The argument Dawkins is making has to be carefully considered. I think you could still make the claim that scientific knowledge is reliable, even if millions of scientists experience occasional hallucinations, but it would be a difficult claim to defend.

More to the point, I don't think that Dawkins has even considered the possibility that he and millions of his fellow scientists might be experiencing occasional hallucinations. He takes it for granted that what he sees with his eyes and hears with his ears is almost always completely trustworthy. I imagine he holds similar beliefs about most of his peers.

Which brings me to the second objection I have with this argument.

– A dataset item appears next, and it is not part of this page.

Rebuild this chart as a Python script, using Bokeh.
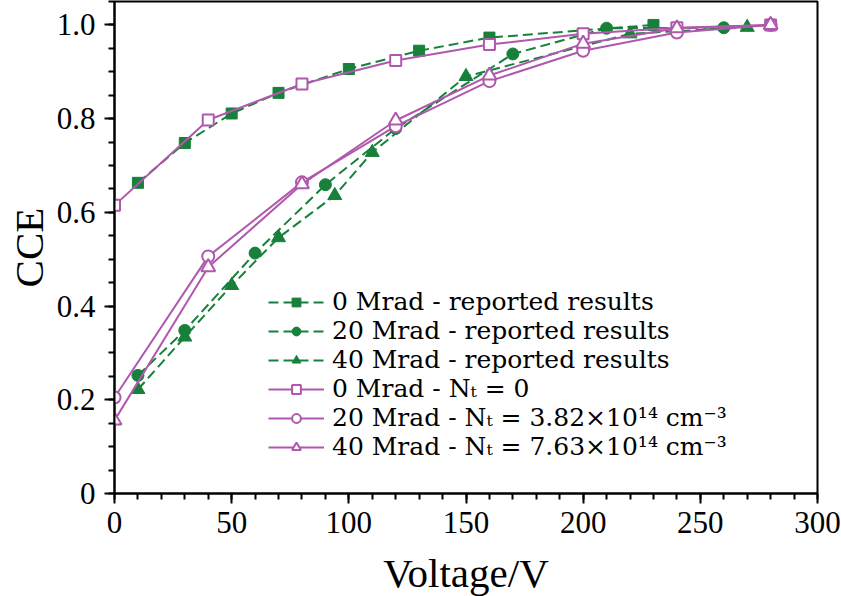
from bokeh.plotting import figure
from bokeh.models import (FixedTicker, Legend, LegendItem, LinearAxis, Range1d)
from bokeh.embed import file_html
from bokeh.resources import INLINE

# ---- data ----
sq_rep_v = [10, 30, 50, 70, 100, 130, 160, 230]
sq_rep_cce = [0.663, 0.748, 0.811, 0.855, 0.906, 0.945, 0.973, 1.0]

ci_rep_v = [10, 30, 60, 90, 120, 170, 210, 260]
ci_rep_cce = [0.252, 0.348, 0.513, 0.659, 0.779, 0.938, 0.993, 0.994]

tr_rep_v = [10, 30, 50, 70, 94, 110, 150, 220, 270]
tr_rep_cce = [0.222, 0.334, 0.444, 0.546, 0.636, 0.728, 0.890, 0.981, 0.995]

sim_v = [0, 40, 80, 120, 160, 200, 240, 280]
sim0_cce = [0.615, 0.797, 0.874, 0.924, 0.958, 0.981, 0.994, 1.0]
sim20_cce = [0.205, 0.506, 0.664, 0.784, 0.880, 0.945, 0.984, 1.0]
sim40_cce = [0.156, 0.483, 0.660, 0.796, 0.892, 0.960, 0.993, 1.0]

labels = [
    "0 Mrad - reported results",
    "20 Mrad - reported results",
    "40 Mrad - reported results",
    "0 Mrad - N\u209c = 0",
    "20 Mrad - N\u209c = 3.82\u00d710\u00b9\u2074 cm\u207b\u00b3",
    "40 Mrad - N\u209c = 7.63\u00d710\u00b9\u2074 cm\u207b\u00b3",
]
x_ticks = [0, 50, 100, 150, 200, 250, 300]
y_ticks = [0, 0.2, 0.4, 0.6, 0.8, 1.0]

GREEN = "#17803a"
PINK = "#b058ad"
FONT = "Liberation Serif"
LEG_FONT = "DejaVu Serif"

p = figure(width=841, height=596, output_backend="svg", toolbar_location=None,
           x_range=Range1d(0, 300), y_range=Range1d(0, 1.05),
           frame_width=703, frame_height=492,
           min_border_left=114, min_border_right=24, min_border_top=1,
           min_border_bottom=103, x_axis_location=None, y_axis_location=None)
p.background_fill_color = "white"
p.border_fill_color = "white"
p.grid.visible = False
p.outline_line_color = "black"
p.outline_line_width = 2

xa = LinearAxis(axis_label="Voltage/V")
ya = LinearAxis(axis_label="CCE")
p.add_layout(xa, "below")
p.add_layout(ya, "left")

xa.ticker = FixedTicker(ticks=x_ticks, minor_ticks=list(range(0, 301, 10)))
ya.ticker = FixedTicker(ticks=y_ticks, minor_ticks=[i * 0.05 for i in range(0, 22)])
ya.major_label_overrides = {0: "0", 0.2: "0.2", 0.4: "0.4", 0.6: "0.6", 0.8: "0.8", 1.0: "1.0"}

for ax in (xa, ya):
    ax.axis_line_width = 2
    ax.axis_line_color = "black"
    ax.major_tick_in = 0
    ax.major_tick_out = 10
    ax.minor_tick_in = 0
    ax.minor_tick_out = 6
    ax.major_tick_line_width = 2
    ax.minor_tick_line_width = 2
    ax.major_label_text_font = FONT
    ax.major_label_text_font_size = "31px"
    ax.major_label_text_color = "black"
    ax.axis_label_text_font = FONT
    ax.axis_label_text_font_size = "41px"
    ax.axis_label_text_font_style = "normal"
    ax.axis_label_text_color = "black"
xa.major_label_standoff = 8
xa.axis_label_standoff = 14
ya.major_label_standoff = 9
ya.axis_label_standoff = 2

items = []

def rep(vs, cs, marker, size, lab):
    l = p.line(vs, cs, line_color=GREEN, line_width=2, line_dash="10 5")
    s = p.scatter(vs, cs, marker=marker, size=size, fill_color=GREEN, line_color=GREEN)
    items.append(LegendItem(label=lab, renderers=[l, s]))

def sim(vs, cs, marker, size, lab):
    l = p.line(vs, cs, line_color=PINK, line_width=2)
    s = p.scatter(vs, cs, marker=marker, size=size, fill_color="white", line_color=PINK,
                  line_width=2)
    items.append(LegendItem(label=lab, renderers=[l, s]))

rep(sq_rep_v, sq_rep_cce, "square", 11, labels[0])
rep(ci_rep_v, ci_rep_cce, "circle", 12, labels[1])
rep(tr_rep_v, tr_rep_cce, "triangle", 14, labels[2])
sim(sim_v, sim0_cce, "square", 11, labels[3])
sim(sim_v, sim20_cce, "circle", 12, labels[4])
sim(sim_v, sim40_cce, "triangle", 14, labels[5])

leg = Legend(items=items, location=(154, 32))
leg.background_fill_alpha = 0
leg.border_line_alpha = 0
leg.label_text_font = LEG_FONT
leg.label_text_font_size = "25px"
leg.label_text_color = "black"
leg.glyph_width = 56
leg.glyph_height = 22
leg.label_height = 22
leg.spacing = 0
leg.padding = 0
leg.margin = 0
leg.label_standoff = 8
p.add_layout(leg, "center")

open("out.html", "w").write(file_html(p, INLINE))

He doesn't give a any reason why religious experiences should be singled out for skepticism. Plenty of us have private experiences; things that are only seen by ourselves and perhaps one other person. How can we be sure that those experiences are real?

If we hold them to the same standard we would a vision of the Virgin Mary, then we have to conclude that they aren't real. There just isn't enough evidence to prove that that dinner alone or that romantic walk on the beach really happened.

I think it's more reasonable to assume that those religious experiences are just as valid as any other private experience. They might not provide enough evidence to prove God's existence, but they certainly provide enough evidence to make the God hypothesis seem reasonable.

* This is an awkward phrase, and I might be misusing the term Schizophrenia, but it's the best I can come up with. How do you describe someone who is sane, except for the fact that they sometimes see or hear things that aren't there? I don't think there's a word for that.